As identified in the previous step, the solution to this differential equation with the initial condition $$y(0)=1$$ is the exponential function $$y(t) = e^t$$.

Question1.step6 (Sketching Observations for Part (b))

The student solves two initial value problems:
1. $$y' = |y|, y(0)=1$$
2. $$y' = y, y(0)=1$$
As determined in the previous steps, both problems yield the same mathematical solution: $$y(t) = e^t$$.
Therefore, when graphing these two solution curves on the interval $$-1 \leq t \leq 1$$, the student would observe **two identical curves**. Both curves would be the graph of the exponential function $$y=e^t$$.
The curve starts at $$t=-1$$ with a value of $$y(-1) = e^{-1} \approx 0.368$$. It increases continuously as $$t$$ increases, passing through the point $$(0, 1)$$ (since $$y(0)=e^0=1$$), and reaches a value of $$y(1) = e \approx 2.718$$ at $$t=1$$. The graph would appear as a single, continuously rising curve that is always above the t-axis.

Question1.step7 (Solving for Part (c) - Initial Condition $$y(0)=-1$$ for $$y' = |y|$$)

Now, let's consider the first initial value problem for part (c): $$y' = |y|$$ with the initial condition $$y(0)=-1$$. Since the initial value of $$y$$ is -1 (a negative number), for an interval around $$t=0$$, the value of $$y$$ will remain negative. When $$y$$ is a negative number, the absolute value $$|y|$$ is equal to $$-y$$.
Therefore, for this initial condition, the differential equation $$y' = |y|$$ simplifies to $$y' = -y$$.
The solution to the differential equation $$y' = -y$$ with the initial condition $$y(0)=-1$$ is $$y(t) = -e^{-t}$$.
We can verify this: The derivative of $$-e^{-t}$$ with respect to $$t$$ is $$-(-e^{-t}) = e^{-t}$$. And $$-y$$ is $$-(-e^{-t}) = e^{-t}$$. So, $$y' = -y$$ is satisfied. Also, at $$t=0$$, $$y(0) = -e^0 = -1$$, which matches the initial condition. This function is always negative, consistent with our assumption that $$y < 0$$.

Question1.step8 (Solving for Part (c) - Initial Condition $$y(0)=-1$$ for $$y' = y$$)

For the second initial value problem in part (c), which is $$y' = y$$ with the initial condition $$y(0)=-1$$, the differential equation is directly given as $$y' = y$$.
The solution to this differential equation with the initial condition $$y(0)=-1$$ is $$y(t) = -e^t$$.
We can verify this: The derivative of $$-e^t$$ with respect to $$t$$ is $$-e^t$$. And $$y$$ is $$-e^t$$. So, $$y' = y$$ is satisfied.

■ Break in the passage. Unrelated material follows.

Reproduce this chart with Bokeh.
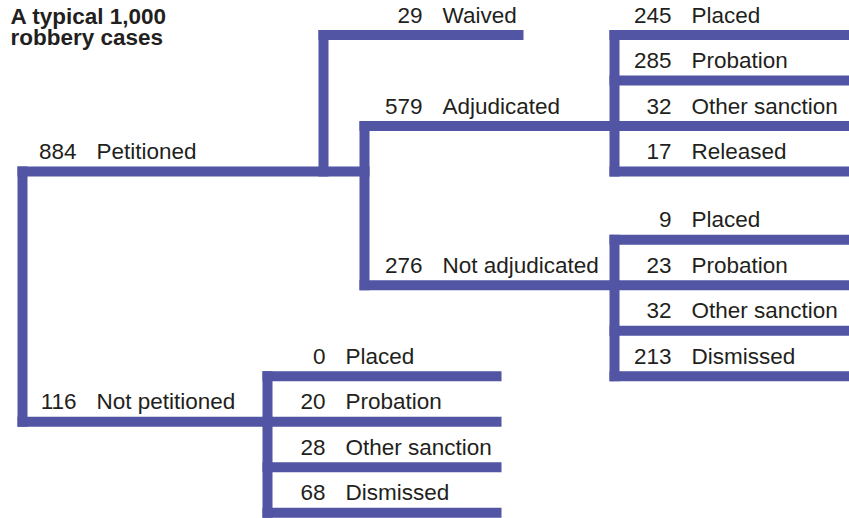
from bokeh.plotting import figure
from bokeh.models import ColumnDataSource, Range1d
from bokeh.core.properties import value
from bokeh.embed import file_html
from bokeh.resources import INLINE

# ---------------- data ----------------
title_lines = ["A typical 1,000", "robbery cases"]

level1_labels = ["Petitioned", "Not petitioned"]
level1_values = [884, 116]

petitioned_labels = ["Waived", "Adjudicated", "Not adjudicated"]
petitioned_values = [29, 579, 276]

adjudicated_labels = ["Placed", "Probation", "Other sanction", "Released"]
adjudicated_values = [245, 285, 32, 17]

not_adjudicated_labels = ["Placed", "Probation", "Other sanction", "Dismissed"]
not_adjudicated_values = [9, 23, 32, 213]

not_petitioned_labels = ["Placed", "Probation", "Other sanction", "Dismissed"]
not_petitioned_values = [0, 20, 28, 68]

# ---------------- layout ----------------
W, H = 849, 518
Y0, DY = 34.5, 45.5          # row grid
HW = 5                       # half of bar thickness
COLOR = "#5155a4"
TEXT_COLOR = "#231f20"
FONT = "Liberation Sans"
FS = "22.5px"
TEXT_OFF = 20                # text baseline above bar centre

def ry(r):
    return Y0 + DY * r

X_ROOT, X_WAIVE, X_SPLIT, X_KIDS, X_NP = 22, 323, 364, 614, 267
X_RIGHT, X_NP_END, X_WAIVE_END = 870, 501, 523
NUM_L1, NUM_L2, NUM_KIDS, NUM_NP = 76, 422, 671, 325

# tree rows
petitioned_rows = [0, 2, 5.5]
adj_rows = [0, 1, 2, 3]
nadj_rows = [4.5, 5.5, 6.5, 7.5]
np_rows = [7.5, 8.5, 9.5, 10.5]
level1_rows = [3, 8.5]

hsegs = []  # (x0, x1, row)
hsegs.append((X_ROOT - HW, X_SPLIT + HW, level1_rows[0]))
hsegs.append((X_ROOT - HW, X_NP + HW, level1_rows[1]))
hsegs.append((X_WAIVE - HW, X_WAIVE_END, petitioned_rows[0]))
hsegs.append((X_SPLIT - HW, X_KIDS, petitioned_rows[1]))
hsegs.append((X_SPLIT - HW, X_KIDS, petitioned_rows[2]))
for r in adj_rows + nadj_rows:
    hsegs.append((X_KIDS - HW, X_RIGHT, r))
for r in np_rows:
    hsegs.append((X_NP - HW, X_NP_END, r))

vsegs = []  # (x, row_top, row_bottom)
vsegs.append((X_ROOT, level1_rows[0], level1_rows[1]))
vsegs.append((X_WAIVE, petitioned_rows[0], level1_rows[0]))
vsegs.append((X_SPLIT, petitioned_rows[1], petitioned_rows[2]))
vsegs.append((X_KIDS, adj_rows[0], adj_rows[-1]))
vsegs.append((X_KIDS, nadj_rows[0], nadj_rows[-1]))
vsegs.append((X_NP, np_rows[0], np_rows[-1]))

left, right, top, bottom = [], [], [], []
for x0, x1, r in hsegs:
    left.append(x0); right.append(x1)
    top.append(ry(r) - HW); bottom.append(ry(r) + HW)
for x, r0, r1 in vsegs:
    left.append(x - HW); right.append(x + HW)
    top.append(ry(r0) - HW); bottom.append(ry(r1) + HW)

bars = ColumnDataSource(dict(left=left, right=right, top=top, bottom=bottom))

nx, ny, nt, lx, ly, lt = [], [], [], [], [], []
def add_labels(vals, labs, rows, numx):
    for v, l, r in zip(vals, labs, rows):
        nx.append(numx); ny.append(ry(r) - TEXT_OFF); nt.append(str(v))
        lx.append(numx + 20); ly.append(ry(r) - TEXT_OFF); lt.append(l)

add_labels(level1_values, level1_labels, level1_rows, NUM_L1)
add_labels(petitioned_values, petitioned_labels, petitioned_rows, NUM_L2)
add_labels(adjudicated_values, adjudicated_labels, adj_rows, NUM_KIDS)
add_labels(not_adjudicated_values, not_adjudicated_labels, nadj_rows, NUM_KIDS)
add_labels(not_petitioned_values, not_petitioned_labels, np_rows, NUM_NP)

nums = ColumnDataSource(dict(x=nx, y=ny, text=nt))
labs = ColumnDataSource(dict(x=lx, y=ly, text=lt))

p = figure(width=W, height=H, output_backend="svg", toolbar_location=None,
           x_range=Range1d(0, W), y_range=Range1d(H, 0),
           x_axis_type=None, y_axis_type=None, min_border=0)
p.outline_line_color = None
p.background_fill_color = "white"
p.border_fill_color = "white"

p.quad(left="left", right="right", top="top", bottom="bottom", source=bars,
       fill_color=COLOR, line_color=None)

p.text(x="x", y="y", text="text", source=nums, text_align="right",
       text_baseline="alphabetic", text_font=value(FONT), text_font_size=FS,
       text_color=TEXT_COLOR)
p.text(x="x", y="y", text="text", source=labs, text_align="left",
       text_baseline="alphabetic", text_font=value(FONT), text_font_size=FS,
       text_color=TEXT_COLOR)

p.text(x=[10, 10], y=[16, 37], text=title_lines, text_align="left",
       text_baseline="alphabetic", text_font=value(FONT), text_font_size="22.5px",
       text_font_style="bold", text_color=TEXT_COLOR)

open("out.html", "w").write(file_html(p, INLINE))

Also, at $$t=0$$, $$y(0) = -e^0 = -1$$, which matches the initial condition. This function is always negative.

Question1.step9 (Sketching Observations for Part (c))

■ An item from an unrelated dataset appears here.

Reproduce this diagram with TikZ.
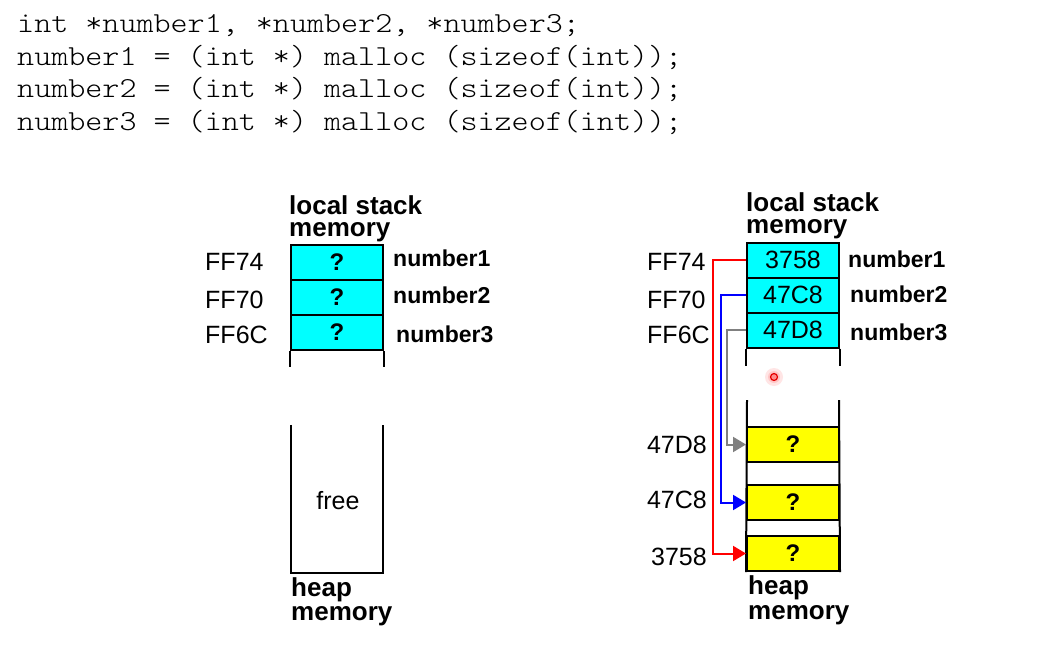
\documentclass[tikz,border=0pt]{standalone}
\usepackage{fontspec}
\setmainfont{Liberation Sans}
\newfontfamily\codefont{lmmonolt10-regular}[Extension=.otf,FakeStretch=1.12]
\usetikzlibrary{arrows.meta}
\definecolor{cellcyan}{RGB}{0,255,255}
\definecolor{cellyellow}{RGB}{255,255,0}
\definecolor{ptrgray}{RGB}{128,128,128}
\begin{document}
\begin{tikzpicture}[x=1pt,y=-1pt,
  code/.style={anchor=base west,inner sep=0pt,font=\fontsize{29}{33}\codefont},
  addrL/.style={anchor=base west,inner sep=0pt,font=\fontsize{25}{25}\selectfont},
  addrR/.style={anchor=base east,inner sep=0pt,font=\fontsize{25}{25}\selectfont},
  varname/.style={anchor=base west,inner sep=0pt,font=\bfseries\fontsize{23}{24}\selectfont},
  title/.style={anchor=base west,inner sep=0pt,font=\bfseries\fontsize{26}{26}\selectfont},
  cell/.style={draw,line width=2pt,minimum width=92pt,minimum height=35pt,inner sep=0pt},
  stackcell/.style={cell,fill=cellcyan},
  heapcell/.style={cell,fill=cellyellow},
  qmark/.style={font=\bfseries\fontsize{24}{24}\selectfont},
  val/.style={font=\fontsize{25}{25}\selectfont},
  wall/.style={line width=2pt},
  ptr/.style={line width=2pt,-{Triangle[length=13pt,width=15pt]}}
]
\fill[white] (0,0) rectangle (1059,645);
\useasboundingbox (0,0) rectangle (1059,645);

% code
\node[code] (c1) at (17,32) {int *number1, *number2, *number3;};
\node[code] (c2) at (17,65) {number1 = (int *) malloc (sizeof(int));};
\node[code] (c3) at (17,97.5) {number2 = (int *) malloc (sizeof(int));};
\node[code] (c4) at (17,130) {number3 = (int *) malloc (sizeof(int));};

% ---------- left diagram ----------
\node[title] (lst1) at (289,214) {local stack};
\node[title] (lst2) at (289,236) {memory};
\node[stackcell,qmark] (ls1) at (337,262.5) {?};
\node[stackcell,qmark] (ls2) at (337,297.5) {?};
\node[stackcell,qmark] (ls3) at (337,332.5) {?};
\draw[wall] (ls3.south west) -- ++(0,16);
\draw[wall] (ls3.south east) -- ++(0,16);
\node[addrL] (la1) at (205,270) {FF74};
\node[addrL] (la2) at (205,308) {FF70};
\node[addrL] (la3) at (205,343) {FF6C};
\node[varname] (ln1) at (393,266) {number1};
\node[varname] (ln2) at (393,303) {number2};
\node[varname] (ln3) at (396,342) {number3};

\node[minimum width=92pt,minimum height=148pt,inner sep=0pt] (lheap) at (337,499) {};
\node[val,anchor=base] (free) at (338,509) {free};
\draw[wall] (lheap.north west) -- (lheap.south west) -- (lheap.south east) -- (lheap.north east);
\node[title] (lh1) at (291,596) {heap};
\node[title] (lh2) at (291,620) {memory};

% ---------- right diagram ----------
\node[title] (rst1) at (746,211) {local stack};
\node[title] (rst2) at (746,233) {memory};
\node[stackcell,val] (rs1) at (793,260) {3758};
\node[stackcell,val] (rs2) at (793,295) {47C8};
\node[stackcell,val] (rs3) at (793,330) {47D8};
\draw[wall] (rs3.south west) -- ++(0,17);
\draw[wall] (rs3.south east) -- ++(0,17);
\node[addrL] (ra1) at (647,270) {FF74};
\node[addrL] (ra2) at (647,308) {FF70};
\node[addrL] (ra3) at (647,343) {FF6C};
\node[varname] (rn1) at (848,267) {number1};
\node[varname] (rn2) at (850,302) {number2};
\node[varname] (rn3) at (850,340) {number3};

\node[heapcell,qmark] (rh1) at (793,444.5) {?};
\node[heapcell,qmark] (rh2) at (793,502.5) {?};
\node[heapcell,qmark] (rh3) at (793,553.5) {?};
\coordinate (rhtl) at (747,400);
\coordinate (rhtr) at (839,400);
\draw[wall] (rhtl) -- (rh3.south west);
\draw[wall] (rhtr) -- (rh3.south east);
\node[addrR] (rha1) at (707,453) {47D8};
\node[addrR] (rha2) at (707,508) {47C8};
\node[addrR] (rha3) at (707,565) {3758};
\node[title] (rh1t) at (748,594) {heap};
\node[title] (rh2t) at (748,619) {memory};

% pointers
\draw[ptr,red] (rs1.west) -- ++(-33,0) |- (rh3.west);
\draw[ptr,blue] (rs2.west) -- ++(-25,0) |- (rh2.west);
\draw[ptr,ptrgray] (rs3.west) -- ++(-19,0) |- (rh1.west);

% cursor highlight
\node[circle,fill=red!10,minimum size=18pt,inner sep=0pt] (cursor) at (774,377) {};
\node[circle,fill=red!22,minimum size=12pt,inner sep=0pt] (cursorglow) at (cursor) {};
\node[circle,draw=red!90!black,fill=red!45,line width=1.2pt,minimum size=7pt,inner sep=0pt] (cursordot) at (cursor) {};
\end{tikzpicture}
\end{document}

The student solves two initial value problems with the initial condition $$y(0)=-1$$:
1. $$y' = |y|, y(0)=-1$$ which yields the solution $$y(t) = -e^{-t}$$
2. $$y' = y, y(0)=-1$$ which yields the solution $$y(t) = -e^t$$
On the interval $$-1 \leq t \leq 1$$, the student would observe **two different curves**.
* **Curve 1 (from $$y' = |y|, y(0)=-1$$): $$y(t) = -e^{-t}$$**
This curve starts at $$t=-1$$ with a value of $$y(-1) = -e^{-(-1)} = -e \approx -2.718$$. As $$t$$ increases towards $$1$$, the values of $$y(t)$$ become less negative, approaching $$0$$. At $$t=0$$, $$y(0)=-1$$. At $$t=1$$, $$y(1) = -e^{-1} \approx -0.368$$. This curve is an increasing curve that is always below the t-axis.
* **Curve 2 (from $$y' = y, y(0)=-1$$): $$y(t) = -e^t$$**
This curve starts at $$t=-1$$ with a value of $$y(-1) = -e^{-1} \approx -0.368$$. As $$t$$ increases towards $$1$$, the values of $$y(t)$$ become more negative, decreasing rapidly. At $$t=0$$, $$y(0)=-1$$. At $$t=1$$, $$y(1) = -e \approx -2.718$$. This curve is a decreasing curve that is always below the t-axis.
The two curves would both pass through the point $$(0, -1)$$. However, they would diverge as $$t$$ moves away from 0. Curve 1 (the solution to $$y' = |y|$$) would appear to "flatten out" as it approaches 0 from below for large positive $$t$$ and become more negative for large negative $$t$$. Curve 2 (the solution to $$y' = y$$) would become increasingly negative for large positive $$t$$ and "flatten out" towards 0 from below for large negative $$t$$.